= Your instructions =
Retype the lines from the first one in the records down to the line containing "ax = fig.add_axes([0.123, 0.2615, 0.834, 0.570])", counting both, and leave out any pictures.
::: Supplied material :::
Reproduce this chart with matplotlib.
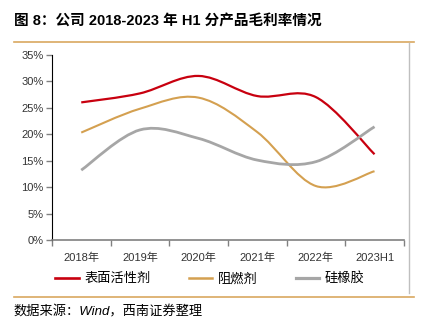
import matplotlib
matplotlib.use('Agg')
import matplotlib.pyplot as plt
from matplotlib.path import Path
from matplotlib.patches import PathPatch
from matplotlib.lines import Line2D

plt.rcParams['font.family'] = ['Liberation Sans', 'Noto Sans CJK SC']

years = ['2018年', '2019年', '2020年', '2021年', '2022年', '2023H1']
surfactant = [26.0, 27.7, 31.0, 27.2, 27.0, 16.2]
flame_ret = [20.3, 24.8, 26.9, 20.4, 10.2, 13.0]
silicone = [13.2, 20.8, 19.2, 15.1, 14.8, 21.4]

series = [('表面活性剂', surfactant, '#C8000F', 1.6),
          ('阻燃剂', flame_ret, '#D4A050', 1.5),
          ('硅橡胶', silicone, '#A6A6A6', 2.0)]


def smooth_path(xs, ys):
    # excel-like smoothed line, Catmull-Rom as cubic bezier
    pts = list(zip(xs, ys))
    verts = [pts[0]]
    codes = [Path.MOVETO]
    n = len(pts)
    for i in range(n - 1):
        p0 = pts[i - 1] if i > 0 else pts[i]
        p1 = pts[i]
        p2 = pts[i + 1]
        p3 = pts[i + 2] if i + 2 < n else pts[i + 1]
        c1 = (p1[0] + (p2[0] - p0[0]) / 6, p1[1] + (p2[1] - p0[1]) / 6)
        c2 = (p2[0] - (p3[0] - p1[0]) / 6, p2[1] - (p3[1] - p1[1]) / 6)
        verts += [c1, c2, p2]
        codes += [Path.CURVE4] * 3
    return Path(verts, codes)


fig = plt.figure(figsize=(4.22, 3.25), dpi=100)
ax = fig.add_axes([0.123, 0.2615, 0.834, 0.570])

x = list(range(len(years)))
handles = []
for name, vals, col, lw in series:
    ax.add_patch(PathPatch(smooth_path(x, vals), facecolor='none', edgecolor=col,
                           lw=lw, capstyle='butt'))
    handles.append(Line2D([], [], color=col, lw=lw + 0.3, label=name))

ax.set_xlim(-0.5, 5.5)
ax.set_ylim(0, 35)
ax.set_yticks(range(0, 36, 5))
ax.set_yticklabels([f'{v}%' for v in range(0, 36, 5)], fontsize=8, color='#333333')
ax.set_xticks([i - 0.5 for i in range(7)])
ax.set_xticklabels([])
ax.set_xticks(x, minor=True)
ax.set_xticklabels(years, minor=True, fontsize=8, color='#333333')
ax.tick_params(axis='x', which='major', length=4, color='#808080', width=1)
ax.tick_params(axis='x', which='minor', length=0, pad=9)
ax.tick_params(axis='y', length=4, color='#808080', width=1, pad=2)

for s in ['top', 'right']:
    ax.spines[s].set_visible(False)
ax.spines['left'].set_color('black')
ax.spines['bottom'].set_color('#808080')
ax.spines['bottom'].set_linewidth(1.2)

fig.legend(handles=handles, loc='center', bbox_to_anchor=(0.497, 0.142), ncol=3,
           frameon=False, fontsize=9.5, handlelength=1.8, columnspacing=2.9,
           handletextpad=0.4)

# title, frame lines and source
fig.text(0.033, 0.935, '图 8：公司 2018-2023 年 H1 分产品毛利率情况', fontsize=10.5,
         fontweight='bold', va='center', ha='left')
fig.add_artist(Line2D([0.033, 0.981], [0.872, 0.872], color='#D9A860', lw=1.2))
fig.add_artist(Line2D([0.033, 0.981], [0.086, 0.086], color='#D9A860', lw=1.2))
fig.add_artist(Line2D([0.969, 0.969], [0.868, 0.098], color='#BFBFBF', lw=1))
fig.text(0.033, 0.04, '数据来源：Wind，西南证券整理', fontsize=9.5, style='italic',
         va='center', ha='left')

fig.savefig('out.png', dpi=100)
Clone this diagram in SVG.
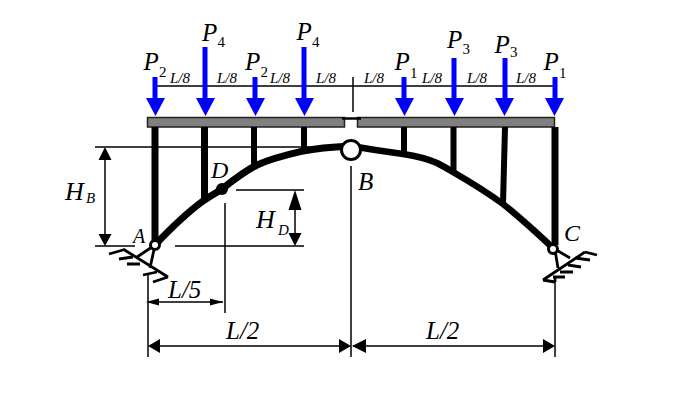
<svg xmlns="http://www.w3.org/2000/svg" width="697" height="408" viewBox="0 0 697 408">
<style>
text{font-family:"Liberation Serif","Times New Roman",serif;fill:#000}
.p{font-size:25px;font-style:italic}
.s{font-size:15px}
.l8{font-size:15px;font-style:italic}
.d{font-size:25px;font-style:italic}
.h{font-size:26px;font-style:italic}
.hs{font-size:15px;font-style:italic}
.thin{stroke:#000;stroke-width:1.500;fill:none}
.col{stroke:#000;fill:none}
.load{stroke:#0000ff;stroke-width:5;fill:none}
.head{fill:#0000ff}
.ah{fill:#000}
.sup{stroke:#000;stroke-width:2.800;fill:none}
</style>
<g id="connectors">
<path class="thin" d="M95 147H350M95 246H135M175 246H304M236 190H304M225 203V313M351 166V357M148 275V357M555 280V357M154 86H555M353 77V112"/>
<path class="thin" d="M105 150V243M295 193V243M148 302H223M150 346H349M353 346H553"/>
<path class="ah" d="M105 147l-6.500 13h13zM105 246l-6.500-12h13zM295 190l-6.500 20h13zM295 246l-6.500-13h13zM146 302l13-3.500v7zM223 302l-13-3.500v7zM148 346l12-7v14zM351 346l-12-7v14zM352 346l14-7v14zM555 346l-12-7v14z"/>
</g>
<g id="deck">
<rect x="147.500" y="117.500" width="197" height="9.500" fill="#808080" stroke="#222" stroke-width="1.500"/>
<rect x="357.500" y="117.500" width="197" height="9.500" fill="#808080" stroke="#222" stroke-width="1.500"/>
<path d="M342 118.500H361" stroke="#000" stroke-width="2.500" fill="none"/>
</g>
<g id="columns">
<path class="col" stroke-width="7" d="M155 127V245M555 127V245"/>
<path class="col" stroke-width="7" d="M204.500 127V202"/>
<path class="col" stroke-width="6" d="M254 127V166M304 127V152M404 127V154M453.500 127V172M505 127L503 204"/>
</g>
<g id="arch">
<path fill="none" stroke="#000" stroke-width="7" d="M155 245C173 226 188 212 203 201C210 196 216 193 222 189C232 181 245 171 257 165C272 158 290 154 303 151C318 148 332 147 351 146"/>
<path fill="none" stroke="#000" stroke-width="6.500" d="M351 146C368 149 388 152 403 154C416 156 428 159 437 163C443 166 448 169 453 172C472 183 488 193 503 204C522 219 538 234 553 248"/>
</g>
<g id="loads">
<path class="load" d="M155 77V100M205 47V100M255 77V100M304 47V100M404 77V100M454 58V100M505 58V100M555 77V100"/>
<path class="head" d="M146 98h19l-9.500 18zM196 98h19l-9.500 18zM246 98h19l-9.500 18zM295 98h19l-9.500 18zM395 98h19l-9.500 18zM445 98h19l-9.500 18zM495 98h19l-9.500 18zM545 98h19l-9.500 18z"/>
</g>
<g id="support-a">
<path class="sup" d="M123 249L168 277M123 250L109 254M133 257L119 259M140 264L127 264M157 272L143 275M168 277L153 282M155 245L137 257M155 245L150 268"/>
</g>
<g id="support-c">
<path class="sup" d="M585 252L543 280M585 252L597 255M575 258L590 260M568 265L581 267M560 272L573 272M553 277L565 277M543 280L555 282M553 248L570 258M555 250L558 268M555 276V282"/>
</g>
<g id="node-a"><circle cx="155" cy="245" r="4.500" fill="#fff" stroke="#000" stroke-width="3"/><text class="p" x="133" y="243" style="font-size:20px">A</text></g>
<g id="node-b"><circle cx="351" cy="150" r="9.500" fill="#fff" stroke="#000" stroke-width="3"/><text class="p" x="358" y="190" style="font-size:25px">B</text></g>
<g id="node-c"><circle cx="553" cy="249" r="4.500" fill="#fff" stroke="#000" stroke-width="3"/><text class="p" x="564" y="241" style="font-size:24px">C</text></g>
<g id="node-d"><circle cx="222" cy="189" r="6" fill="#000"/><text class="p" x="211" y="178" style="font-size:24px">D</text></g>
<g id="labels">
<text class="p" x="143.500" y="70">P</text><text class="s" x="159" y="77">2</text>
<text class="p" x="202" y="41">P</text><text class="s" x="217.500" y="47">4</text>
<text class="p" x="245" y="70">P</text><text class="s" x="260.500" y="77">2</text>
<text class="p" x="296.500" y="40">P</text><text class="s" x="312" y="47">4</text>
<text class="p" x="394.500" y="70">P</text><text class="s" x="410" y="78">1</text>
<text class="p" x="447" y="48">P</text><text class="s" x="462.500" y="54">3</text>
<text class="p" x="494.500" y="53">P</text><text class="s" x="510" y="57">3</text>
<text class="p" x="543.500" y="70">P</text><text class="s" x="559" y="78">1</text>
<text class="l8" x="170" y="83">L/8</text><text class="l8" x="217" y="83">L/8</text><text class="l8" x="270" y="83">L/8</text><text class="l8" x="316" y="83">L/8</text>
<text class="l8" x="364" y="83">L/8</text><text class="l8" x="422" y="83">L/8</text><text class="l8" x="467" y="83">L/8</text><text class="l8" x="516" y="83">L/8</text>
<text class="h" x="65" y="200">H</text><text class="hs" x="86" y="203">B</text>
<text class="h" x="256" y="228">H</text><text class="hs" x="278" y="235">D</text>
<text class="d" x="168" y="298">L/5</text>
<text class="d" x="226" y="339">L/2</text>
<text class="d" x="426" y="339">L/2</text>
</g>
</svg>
:::
= Output of the exercise =
Reproduce this chart with matplotlib.
import matplotlib
matplotlib.use('Agg')
import matplotlib.pyplot as plt
from matplotlib.path import Path
from matplotlib.patches import PathPatch
from matplotlib.lines import Line2D

plt.rcParams['font.family'] = ['Liberation Sans', 'Noto Sans CJK SC']

years = ['2018年', '2019年', '2020年', '2021年', '2022年', '2023H1']
surfactant = [26.0, 27.7, 31.0, 27.2, 27.0, 16.2]
flame_ret = [20.3, 24.8, 26.9, 20.4, 10.2, 13.0]
silicone = [13.2, 20.8, 19.2, 15.1, 14.8, 21.4]

series = [('表面活性剂', surfactant, '#C8000F', 1.6),
          ('阻燃剂', flame_ret, '#D4A050', 1.5),
          ('硅橡胶', silicone, '#A6A6A6', 2.0)]


def smooth_path(xs, ys):
    # excel-like smoothed line, Catmull-Rom as cubic bezier
    pts = list(zip(xs, ys))
    verts = [pts[0]]
    codes = [Path.MOVETO]
    n = len(pts)
    for i in range(n - 1):
        p0 = pts[i - 1] if i > 0 else pts[i]
        p1 = pts[i]
        p2 = pts[i + 1]
        p3 = pts[i + 2] if i + 2 < n else pts[i + 1]
        c1 = (p1[0] + (p2[0] - p0[0]) / 6, p1[1] + (p2[1] - p0[1]) / 6)
        c2 = (p2[0] - (p3[0] - p1[0]) / 6, p2[1] - (p3[1] - p1[1]) / 6)
        verts += [c1, c2, p2]
        codes += [Path.CURVE4] * 3
    return Path(verts, codes)


fig = plt.figure(figsize=(4.22, 3.25), dpi=100)
ax = fig.add_axes([0.123, 0.2615, 0.834, 0.570])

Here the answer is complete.